Recorded data
[BEGIN]
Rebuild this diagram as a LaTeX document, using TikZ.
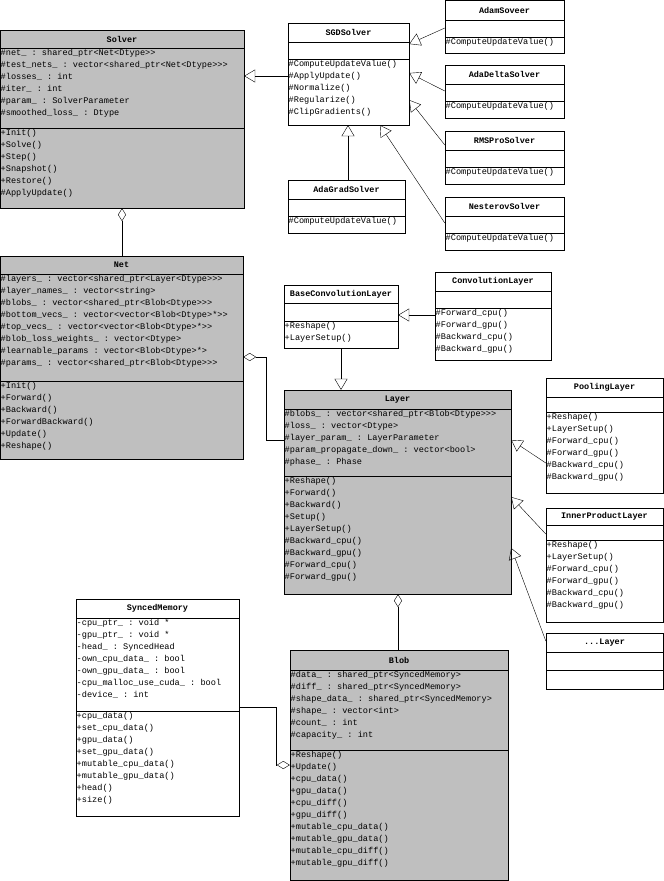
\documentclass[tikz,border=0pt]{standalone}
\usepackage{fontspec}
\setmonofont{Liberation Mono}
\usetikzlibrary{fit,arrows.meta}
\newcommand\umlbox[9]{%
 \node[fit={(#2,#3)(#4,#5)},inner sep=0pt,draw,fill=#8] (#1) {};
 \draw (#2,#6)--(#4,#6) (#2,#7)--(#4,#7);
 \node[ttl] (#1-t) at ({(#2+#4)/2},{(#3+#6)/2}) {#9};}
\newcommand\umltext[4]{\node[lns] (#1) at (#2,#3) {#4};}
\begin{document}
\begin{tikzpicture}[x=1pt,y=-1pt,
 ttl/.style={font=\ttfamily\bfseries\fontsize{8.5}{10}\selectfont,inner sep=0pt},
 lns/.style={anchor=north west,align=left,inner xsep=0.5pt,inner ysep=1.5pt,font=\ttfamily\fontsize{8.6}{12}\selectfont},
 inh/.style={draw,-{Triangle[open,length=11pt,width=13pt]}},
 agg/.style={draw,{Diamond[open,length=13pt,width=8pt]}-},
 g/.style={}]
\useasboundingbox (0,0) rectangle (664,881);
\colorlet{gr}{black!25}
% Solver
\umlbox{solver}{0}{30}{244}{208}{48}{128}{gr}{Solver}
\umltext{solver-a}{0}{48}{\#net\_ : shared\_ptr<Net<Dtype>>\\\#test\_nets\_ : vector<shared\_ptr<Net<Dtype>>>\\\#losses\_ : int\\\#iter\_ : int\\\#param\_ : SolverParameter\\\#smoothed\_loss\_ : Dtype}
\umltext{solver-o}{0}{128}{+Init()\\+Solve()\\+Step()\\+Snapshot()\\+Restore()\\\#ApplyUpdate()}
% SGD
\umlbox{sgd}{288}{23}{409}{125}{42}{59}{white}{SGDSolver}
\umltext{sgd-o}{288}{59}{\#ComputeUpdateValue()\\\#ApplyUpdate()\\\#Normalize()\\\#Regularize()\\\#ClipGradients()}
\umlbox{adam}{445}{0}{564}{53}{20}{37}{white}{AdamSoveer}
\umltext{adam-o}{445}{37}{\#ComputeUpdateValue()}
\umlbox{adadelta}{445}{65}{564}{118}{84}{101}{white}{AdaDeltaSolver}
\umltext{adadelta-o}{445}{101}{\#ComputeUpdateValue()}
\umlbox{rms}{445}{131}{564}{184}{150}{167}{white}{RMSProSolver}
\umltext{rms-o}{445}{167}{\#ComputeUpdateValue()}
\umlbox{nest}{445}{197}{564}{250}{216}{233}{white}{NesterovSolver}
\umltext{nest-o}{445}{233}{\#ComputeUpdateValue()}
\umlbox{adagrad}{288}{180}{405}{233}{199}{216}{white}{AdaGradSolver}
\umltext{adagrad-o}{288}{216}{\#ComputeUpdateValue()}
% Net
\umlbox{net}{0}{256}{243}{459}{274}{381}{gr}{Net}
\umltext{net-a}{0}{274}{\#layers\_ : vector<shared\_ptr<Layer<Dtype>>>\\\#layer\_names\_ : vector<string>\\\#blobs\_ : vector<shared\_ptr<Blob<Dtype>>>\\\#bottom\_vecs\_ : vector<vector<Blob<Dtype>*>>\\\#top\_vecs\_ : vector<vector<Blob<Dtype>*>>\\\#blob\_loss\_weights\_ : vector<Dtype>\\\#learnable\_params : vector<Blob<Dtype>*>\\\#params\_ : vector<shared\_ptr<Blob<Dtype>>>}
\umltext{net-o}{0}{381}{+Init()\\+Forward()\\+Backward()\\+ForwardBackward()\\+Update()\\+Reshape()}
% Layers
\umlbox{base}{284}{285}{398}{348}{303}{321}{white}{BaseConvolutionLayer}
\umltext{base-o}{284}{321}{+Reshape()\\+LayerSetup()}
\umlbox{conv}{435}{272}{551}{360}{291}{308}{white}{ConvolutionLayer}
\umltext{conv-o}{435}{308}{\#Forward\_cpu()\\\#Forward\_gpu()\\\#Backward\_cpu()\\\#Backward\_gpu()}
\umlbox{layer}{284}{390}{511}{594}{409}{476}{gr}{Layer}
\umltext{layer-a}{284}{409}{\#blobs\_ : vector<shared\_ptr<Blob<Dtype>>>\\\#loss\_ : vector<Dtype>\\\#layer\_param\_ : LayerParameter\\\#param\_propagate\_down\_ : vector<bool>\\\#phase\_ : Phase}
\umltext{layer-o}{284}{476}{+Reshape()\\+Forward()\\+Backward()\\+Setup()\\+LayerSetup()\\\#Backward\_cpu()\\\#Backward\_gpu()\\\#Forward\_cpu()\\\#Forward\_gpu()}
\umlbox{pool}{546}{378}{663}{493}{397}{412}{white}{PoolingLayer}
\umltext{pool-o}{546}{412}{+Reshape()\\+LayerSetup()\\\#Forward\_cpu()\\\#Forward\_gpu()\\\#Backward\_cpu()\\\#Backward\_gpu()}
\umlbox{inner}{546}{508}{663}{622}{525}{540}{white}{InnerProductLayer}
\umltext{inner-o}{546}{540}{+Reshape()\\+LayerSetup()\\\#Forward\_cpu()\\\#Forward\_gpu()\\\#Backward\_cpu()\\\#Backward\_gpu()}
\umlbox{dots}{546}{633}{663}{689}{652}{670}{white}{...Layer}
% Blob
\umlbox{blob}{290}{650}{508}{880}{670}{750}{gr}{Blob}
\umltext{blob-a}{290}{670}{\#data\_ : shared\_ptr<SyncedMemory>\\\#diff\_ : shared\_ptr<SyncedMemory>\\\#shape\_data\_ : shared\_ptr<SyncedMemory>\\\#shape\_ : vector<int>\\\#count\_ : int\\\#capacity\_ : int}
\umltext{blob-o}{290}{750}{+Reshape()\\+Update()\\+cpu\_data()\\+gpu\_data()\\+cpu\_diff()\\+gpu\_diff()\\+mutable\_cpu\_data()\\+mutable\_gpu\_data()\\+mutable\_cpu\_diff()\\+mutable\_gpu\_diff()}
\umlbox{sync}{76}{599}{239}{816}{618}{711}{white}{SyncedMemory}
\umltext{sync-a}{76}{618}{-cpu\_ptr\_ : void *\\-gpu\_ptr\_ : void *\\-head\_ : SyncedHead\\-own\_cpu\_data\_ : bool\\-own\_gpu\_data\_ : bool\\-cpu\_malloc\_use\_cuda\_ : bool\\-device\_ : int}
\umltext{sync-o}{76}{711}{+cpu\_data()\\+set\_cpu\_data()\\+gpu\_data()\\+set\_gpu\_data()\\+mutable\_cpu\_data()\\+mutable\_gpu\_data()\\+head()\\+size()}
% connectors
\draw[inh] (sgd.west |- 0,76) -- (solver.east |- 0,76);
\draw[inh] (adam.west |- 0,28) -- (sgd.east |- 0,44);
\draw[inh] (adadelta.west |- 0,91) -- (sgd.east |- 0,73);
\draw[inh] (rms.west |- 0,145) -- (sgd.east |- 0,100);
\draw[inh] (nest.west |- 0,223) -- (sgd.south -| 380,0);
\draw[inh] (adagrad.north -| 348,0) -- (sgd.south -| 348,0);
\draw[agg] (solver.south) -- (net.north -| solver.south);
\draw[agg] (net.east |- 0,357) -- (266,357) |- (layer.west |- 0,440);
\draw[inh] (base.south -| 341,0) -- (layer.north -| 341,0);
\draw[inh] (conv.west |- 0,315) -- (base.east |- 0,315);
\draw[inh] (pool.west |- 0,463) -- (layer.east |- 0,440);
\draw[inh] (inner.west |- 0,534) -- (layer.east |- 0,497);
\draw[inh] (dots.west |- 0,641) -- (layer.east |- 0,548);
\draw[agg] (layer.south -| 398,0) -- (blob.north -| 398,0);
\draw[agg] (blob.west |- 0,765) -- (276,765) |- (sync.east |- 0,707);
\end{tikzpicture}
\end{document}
[END]
[BEGIN]
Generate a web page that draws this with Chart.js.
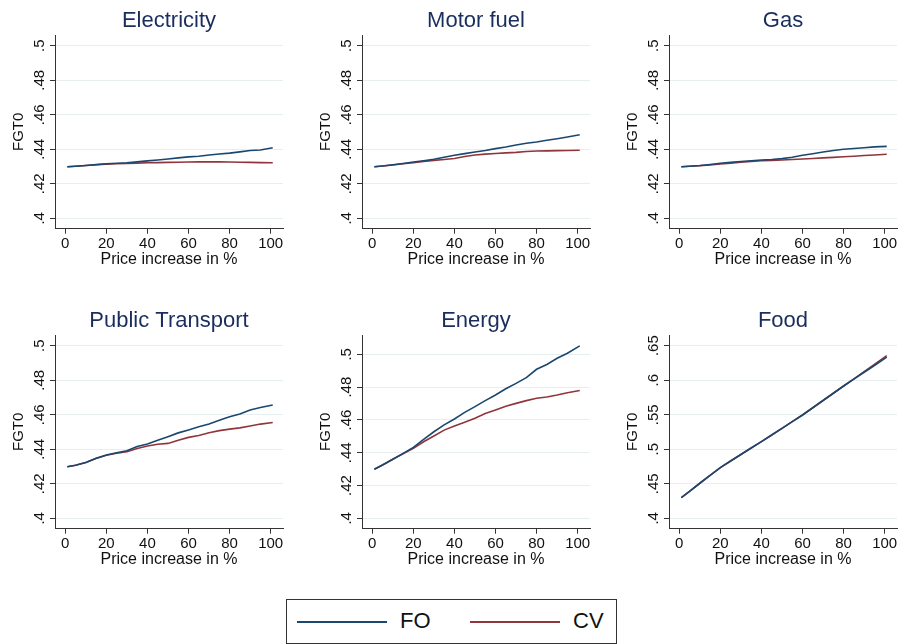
[END]
Aim
Pull out all lines in the data above that include "this".

Solution below
Rebuild this diagram as a LaTeX document, using TikZ.
Generate a web page that draws this with Chart.js.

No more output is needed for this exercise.